The result for many communities of color, facing both the Trump administration’s policies and the reenergized private violence of white supremacists, is profound insecurity. Yet rarely does the security of these communities enter into discussions of national security. Indeed, historically, race usually enters discussions of national security only when minority communities are perceived to be a threat, rather than when they face threats themselves. (The exception is when we  fear that foreign countries or groups will exploit the treatment of minority communities for propaganda purposes, and therefore advocate the protection of their rights on national security grounds; even then, as Derrick Bell famously observed, the welfare of the minority community is promoted for its relevance to other people’s security, not their own).
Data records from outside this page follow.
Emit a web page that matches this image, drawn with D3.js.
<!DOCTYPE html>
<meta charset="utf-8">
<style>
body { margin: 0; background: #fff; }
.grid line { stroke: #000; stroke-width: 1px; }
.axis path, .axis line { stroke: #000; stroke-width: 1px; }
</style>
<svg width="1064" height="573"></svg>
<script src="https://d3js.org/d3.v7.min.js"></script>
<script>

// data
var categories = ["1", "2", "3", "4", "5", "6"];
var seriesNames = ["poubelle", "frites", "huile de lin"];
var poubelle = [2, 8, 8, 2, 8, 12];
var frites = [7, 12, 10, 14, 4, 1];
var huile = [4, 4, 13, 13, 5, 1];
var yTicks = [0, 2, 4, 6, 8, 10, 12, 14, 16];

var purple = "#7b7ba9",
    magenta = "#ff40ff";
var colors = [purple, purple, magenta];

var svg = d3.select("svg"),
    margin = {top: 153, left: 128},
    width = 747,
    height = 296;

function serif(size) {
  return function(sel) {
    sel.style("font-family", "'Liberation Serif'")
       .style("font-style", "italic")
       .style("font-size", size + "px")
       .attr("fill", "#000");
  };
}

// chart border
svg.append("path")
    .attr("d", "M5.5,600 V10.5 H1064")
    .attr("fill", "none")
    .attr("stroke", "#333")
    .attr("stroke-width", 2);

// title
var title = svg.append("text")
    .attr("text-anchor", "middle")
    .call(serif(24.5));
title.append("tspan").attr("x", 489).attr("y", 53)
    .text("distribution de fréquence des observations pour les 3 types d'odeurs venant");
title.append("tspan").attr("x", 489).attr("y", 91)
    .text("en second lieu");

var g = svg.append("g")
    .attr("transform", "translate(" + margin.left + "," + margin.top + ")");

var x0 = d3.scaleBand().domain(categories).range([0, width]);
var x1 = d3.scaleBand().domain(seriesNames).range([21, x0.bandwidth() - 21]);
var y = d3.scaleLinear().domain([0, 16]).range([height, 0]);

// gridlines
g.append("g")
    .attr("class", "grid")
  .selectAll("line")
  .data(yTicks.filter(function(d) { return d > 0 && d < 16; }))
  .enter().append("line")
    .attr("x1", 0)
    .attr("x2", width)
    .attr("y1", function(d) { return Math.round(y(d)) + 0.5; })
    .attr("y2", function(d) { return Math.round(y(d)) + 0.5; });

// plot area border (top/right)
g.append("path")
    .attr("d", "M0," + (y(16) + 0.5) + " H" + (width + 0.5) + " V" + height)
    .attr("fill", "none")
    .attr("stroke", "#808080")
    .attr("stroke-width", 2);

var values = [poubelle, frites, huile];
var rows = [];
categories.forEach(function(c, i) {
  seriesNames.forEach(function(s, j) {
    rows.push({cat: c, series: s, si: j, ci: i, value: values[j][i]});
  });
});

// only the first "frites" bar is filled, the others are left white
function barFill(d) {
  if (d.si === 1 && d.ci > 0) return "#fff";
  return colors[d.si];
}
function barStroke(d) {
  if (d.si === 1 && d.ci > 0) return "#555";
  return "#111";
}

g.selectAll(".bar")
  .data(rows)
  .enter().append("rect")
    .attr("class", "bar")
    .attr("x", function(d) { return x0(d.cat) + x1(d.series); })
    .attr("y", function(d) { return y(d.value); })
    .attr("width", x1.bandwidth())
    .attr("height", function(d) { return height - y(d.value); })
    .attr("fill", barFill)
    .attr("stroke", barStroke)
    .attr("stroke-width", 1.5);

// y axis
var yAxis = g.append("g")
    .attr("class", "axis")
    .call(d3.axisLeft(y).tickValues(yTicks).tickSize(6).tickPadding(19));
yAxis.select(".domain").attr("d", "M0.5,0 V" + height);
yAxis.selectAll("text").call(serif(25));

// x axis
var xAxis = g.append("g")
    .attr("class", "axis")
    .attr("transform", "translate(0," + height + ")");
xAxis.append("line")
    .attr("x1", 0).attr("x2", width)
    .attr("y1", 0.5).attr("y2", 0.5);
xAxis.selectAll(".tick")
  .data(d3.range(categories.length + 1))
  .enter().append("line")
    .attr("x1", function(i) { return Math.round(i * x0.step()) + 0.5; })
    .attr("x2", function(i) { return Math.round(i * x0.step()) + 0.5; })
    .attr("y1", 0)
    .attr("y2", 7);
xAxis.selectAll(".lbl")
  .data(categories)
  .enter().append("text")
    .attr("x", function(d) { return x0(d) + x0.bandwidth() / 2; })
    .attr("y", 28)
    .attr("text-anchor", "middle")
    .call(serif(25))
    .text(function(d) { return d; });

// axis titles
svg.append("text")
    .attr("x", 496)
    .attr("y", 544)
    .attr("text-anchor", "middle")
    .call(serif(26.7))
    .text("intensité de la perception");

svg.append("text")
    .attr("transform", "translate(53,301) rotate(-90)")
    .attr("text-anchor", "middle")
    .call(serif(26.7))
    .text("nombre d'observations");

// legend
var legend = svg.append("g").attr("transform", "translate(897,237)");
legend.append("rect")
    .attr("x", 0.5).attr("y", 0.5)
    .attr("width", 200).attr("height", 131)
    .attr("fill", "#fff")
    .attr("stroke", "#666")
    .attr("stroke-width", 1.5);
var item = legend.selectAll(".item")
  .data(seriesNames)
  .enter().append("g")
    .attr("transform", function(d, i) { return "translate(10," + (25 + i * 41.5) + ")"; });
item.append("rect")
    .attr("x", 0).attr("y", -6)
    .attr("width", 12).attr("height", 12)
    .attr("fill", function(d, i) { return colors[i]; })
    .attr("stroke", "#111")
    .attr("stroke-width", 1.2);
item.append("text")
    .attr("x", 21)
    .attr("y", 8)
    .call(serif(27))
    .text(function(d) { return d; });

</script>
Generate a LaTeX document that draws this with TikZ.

The safety of communities of color is rarely considered a matter of national security on its own terms, with the understanding that the nation encompasses all of its members.

I am not suggesting we re-label police violence, hate crimes or other such problems as matters of national security and then proceed to treat them legally in the same way we traditionally approach national security. As legal scholars and historians, including Mary Dudziak, Laura Donohue and Aziz Rana, have argued, constructs like “national security” (or “wartime”) have been used historically to justify the transfer of extraordinary power from the people to the state and from the courts and Congress to the executive. That kind of power needs restraining, not further unleashing.

But we ought to centralize questions of race and identity in discussions of national security to a greater extent than we have. We should question the broad deference accorded to claims of national security, when the scope of the term is both elastic and selective. We should elevate attention – constitutional and political – to the safety and security of non-white communities increasingly threatened with not just discrimination, but dehumanization. We should interrogate the more specific ways in which race constructs national security – such as the lines routinely drawn between forms of political violence (such as “hate crimes” and “terrorism”) depending on who is victimized. A new approach to national security and the Constitution might start by reconstituting national security.